• [Your instructions] Search the listing for "with" and copy every line where it appears.

::: Data for processing :::

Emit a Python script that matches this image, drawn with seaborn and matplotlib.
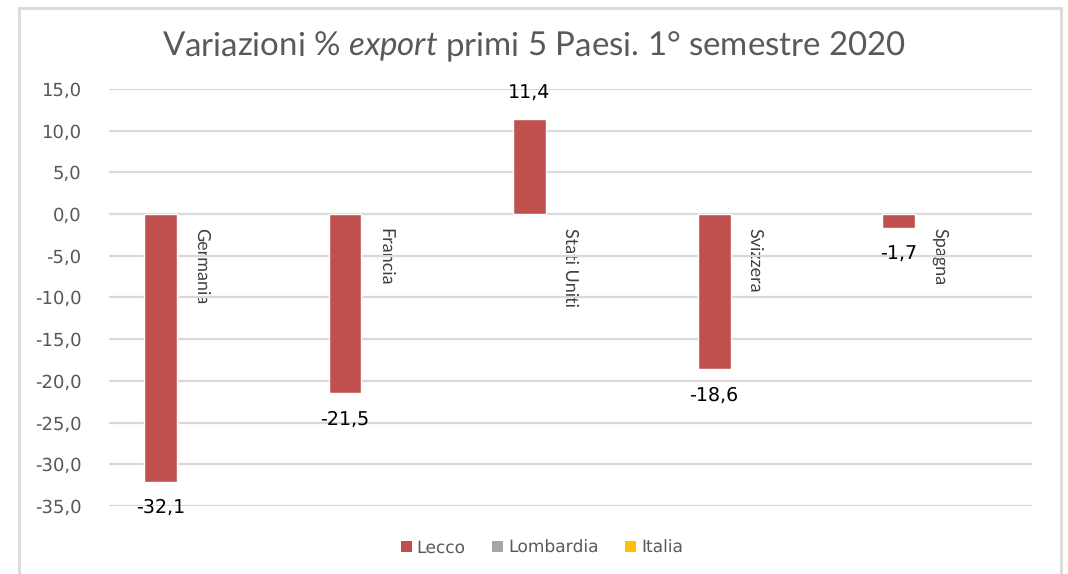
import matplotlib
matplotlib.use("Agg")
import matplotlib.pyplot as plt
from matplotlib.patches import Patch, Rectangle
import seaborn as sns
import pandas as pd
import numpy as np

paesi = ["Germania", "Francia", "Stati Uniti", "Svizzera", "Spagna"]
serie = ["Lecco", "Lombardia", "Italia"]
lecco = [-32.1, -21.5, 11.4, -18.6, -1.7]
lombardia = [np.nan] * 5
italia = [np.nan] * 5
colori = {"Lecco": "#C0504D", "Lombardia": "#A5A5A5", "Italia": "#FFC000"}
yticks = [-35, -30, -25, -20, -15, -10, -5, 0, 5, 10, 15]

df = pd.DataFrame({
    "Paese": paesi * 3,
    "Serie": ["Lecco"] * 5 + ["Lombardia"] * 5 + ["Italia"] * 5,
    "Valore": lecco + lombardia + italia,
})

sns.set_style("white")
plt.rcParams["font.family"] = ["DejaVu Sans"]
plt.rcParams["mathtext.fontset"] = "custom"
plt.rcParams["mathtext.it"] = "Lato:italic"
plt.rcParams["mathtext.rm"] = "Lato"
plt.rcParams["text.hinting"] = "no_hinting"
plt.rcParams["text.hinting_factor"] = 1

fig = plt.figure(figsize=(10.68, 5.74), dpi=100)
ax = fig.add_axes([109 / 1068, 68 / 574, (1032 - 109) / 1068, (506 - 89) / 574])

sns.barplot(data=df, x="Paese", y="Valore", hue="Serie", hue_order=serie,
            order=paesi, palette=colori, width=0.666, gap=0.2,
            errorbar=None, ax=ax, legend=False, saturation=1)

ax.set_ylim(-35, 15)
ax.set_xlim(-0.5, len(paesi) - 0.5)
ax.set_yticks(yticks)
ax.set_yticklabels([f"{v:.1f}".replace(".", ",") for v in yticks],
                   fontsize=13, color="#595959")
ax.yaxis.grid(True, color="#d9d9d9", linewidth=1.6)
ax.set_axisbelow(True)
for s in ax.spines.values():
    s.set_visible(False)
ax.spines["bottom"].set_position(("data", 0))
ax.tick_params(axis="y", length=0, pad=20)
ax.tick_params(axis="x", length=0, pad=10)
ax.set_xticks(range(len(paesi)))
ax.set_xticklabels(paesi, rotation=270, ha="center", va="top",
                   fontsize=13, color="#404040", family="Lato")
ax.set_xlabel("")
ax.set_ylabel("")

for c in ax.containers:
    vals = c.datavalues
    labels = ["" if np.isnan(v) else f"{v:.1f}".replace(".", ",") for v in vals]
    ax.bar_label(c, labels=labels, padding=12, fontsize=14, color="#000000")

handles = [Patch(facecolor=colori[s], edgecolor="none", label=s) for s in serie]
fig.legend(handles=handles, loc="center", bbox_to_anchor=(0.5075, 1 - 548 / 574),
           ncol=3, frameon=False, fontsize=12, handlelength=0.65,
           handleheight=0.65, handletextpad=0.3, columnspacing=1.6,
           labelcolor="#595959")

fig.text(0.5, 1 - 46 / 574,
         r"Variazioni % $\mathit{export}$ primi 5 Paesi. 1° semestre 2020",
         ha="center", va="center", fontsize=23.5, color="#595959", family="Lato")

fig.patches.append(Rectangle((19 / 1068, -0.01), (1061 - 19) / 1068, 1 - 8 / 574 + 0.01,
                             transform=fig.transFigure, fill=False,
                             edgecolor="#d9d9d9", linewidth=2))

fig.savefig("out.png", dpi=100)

:::
::: Data for processing :::

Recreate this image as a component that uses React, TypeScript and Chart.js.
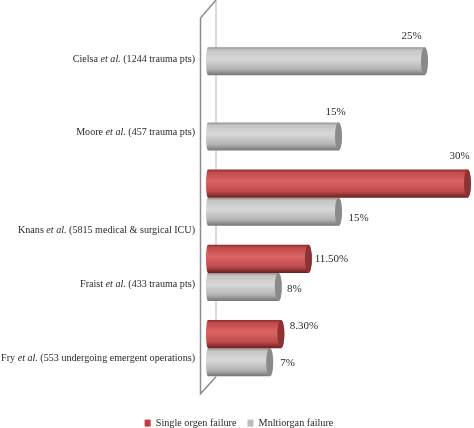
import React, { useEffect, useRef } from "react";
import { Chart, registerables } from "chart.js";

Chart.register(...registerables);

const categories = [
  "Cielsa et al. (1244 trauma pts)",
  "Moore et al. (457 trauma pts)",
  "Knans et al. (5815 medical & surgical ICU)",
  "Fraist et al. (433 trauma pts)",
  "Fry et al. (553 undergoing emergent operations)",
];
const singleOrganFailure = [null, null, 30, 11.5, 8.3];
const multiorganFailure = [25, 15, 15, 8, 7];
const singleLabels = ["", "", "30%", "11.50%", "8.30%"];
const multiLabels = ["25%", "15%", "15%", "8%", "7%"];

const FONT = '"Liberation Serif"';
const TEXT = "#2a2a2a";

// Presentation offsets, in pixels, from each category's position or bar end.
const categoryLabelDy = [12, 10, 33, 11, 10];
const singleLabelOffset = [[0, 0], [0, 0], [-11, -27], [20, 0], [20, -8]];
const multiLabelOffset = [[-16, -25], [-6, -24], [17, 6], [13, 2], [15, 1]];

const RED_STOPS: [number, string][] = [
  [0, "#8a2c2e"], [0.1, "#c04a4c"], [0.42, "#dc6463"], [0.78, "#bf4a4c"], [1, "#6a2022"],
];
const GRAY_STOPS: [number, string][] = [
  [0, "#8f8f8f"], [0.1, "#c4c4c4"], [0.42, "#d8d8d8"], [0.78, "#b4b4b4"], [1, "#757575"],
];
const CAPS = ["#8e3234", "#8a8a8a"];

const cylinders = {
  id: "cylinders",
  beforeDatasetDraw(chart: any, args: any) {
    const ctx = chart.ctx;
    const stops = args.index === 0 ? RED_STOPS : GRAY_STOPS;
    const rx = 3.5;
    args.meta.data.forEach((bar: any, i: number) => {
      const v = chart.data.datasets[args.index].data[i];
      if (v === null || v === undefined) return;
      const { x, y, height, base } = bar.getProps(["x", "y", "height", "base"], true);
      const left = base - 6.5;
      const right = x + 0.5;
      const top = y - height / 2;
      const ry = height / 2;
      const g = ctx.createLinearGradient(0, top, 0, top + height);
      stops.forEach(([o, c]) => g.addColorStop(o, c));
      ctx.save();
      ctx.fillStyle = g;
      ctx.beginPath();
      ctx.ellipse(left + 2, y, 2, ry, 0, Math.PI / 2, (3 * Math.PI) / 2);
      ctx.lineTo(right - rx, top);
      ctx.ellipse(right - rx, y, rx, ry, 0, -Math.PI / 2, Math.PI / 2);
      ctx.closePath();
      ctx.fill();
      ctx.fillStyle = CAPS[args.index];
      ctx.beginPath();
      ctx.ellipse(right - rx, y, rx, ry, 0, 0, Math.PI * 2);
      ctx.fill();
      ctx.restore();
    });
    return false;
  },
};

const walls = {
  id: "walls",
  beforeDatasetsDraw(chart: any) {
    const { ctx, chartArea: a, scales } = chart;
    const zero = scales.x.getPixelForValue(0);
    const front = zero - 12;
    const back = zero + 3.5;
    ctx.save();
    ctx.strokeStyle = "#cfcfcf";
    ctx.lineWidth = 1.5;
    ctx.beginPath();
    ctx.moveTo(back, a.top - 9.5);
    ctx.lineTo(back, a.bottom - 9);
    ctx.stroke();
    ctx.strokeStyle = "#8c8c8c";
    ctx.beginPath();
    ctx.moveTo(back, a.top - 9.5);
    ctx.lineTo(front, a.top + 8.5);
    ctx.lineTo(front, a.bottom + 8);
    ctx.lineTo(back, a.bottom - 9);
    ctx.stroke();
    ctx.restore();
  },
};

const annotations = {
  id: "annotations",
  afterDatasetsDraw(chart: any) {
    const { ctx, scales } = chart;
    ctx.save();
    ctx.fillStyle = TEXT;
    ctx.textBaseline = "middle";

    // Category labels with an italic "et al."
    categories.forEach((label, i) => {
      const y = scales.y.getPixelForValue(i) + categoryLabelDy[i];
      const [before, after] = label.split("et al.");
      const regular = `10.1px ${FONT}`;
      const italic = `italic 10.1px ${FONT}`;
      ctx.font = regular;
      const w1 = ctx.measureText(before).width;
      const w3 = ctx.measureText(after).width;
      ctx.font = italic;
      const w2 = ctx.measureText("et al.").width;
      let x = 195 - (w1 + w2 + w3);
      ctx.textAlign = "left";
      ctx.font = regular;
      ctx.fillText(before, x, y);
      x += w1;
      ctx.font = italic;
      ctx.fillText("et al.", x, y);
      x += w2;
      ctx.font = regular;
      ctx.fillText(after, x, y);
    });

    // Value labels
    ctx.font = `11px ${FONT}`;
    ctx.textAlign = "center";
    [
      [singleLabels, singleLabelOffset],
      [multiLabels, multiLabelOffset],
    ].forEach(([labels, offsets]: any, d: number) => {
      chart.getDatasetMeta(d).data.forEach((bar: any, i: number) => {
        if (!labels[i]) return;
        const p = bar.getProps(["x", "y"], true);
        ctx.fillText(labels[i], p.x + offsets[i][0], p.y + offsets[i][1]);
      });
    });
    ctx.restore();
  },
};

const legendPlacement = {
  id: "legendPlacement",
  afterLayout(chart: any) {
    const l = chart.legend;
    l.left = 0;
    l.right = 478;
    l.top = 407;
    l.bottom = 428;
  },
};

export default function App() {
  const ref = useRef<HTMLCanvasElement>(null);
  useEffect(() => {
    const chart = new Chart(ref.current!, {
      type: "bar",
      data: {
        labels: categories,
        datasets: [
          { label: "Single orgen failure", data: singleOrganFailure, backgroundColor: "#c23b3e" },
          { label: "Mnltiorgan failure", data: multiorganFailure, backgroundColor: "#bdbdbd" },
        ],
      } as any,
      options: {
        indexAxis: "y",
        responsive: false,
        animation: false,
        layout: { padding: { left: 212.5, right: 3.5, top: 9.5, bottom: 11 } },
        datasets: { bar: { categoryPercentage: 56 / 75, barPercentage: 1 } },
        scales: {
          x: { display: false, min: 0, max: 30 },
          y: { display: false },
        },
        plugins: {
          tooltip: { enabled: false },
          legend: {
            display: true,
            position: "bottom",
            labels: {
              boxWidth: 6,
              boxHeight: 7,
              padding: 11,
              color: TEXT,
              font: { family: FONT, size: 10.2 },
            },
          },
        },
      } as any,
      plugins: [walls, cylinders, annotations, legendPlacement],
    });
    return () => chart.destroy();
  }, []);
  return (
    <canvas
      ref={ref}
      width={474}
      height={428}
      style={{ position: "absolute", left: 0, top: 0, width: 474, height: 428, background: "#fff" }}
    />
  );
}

:::

• [Final answer]
Emit a Python script that matches this image, drawn with seaborn and matplotlib.
    // Category labels with an italic "et al."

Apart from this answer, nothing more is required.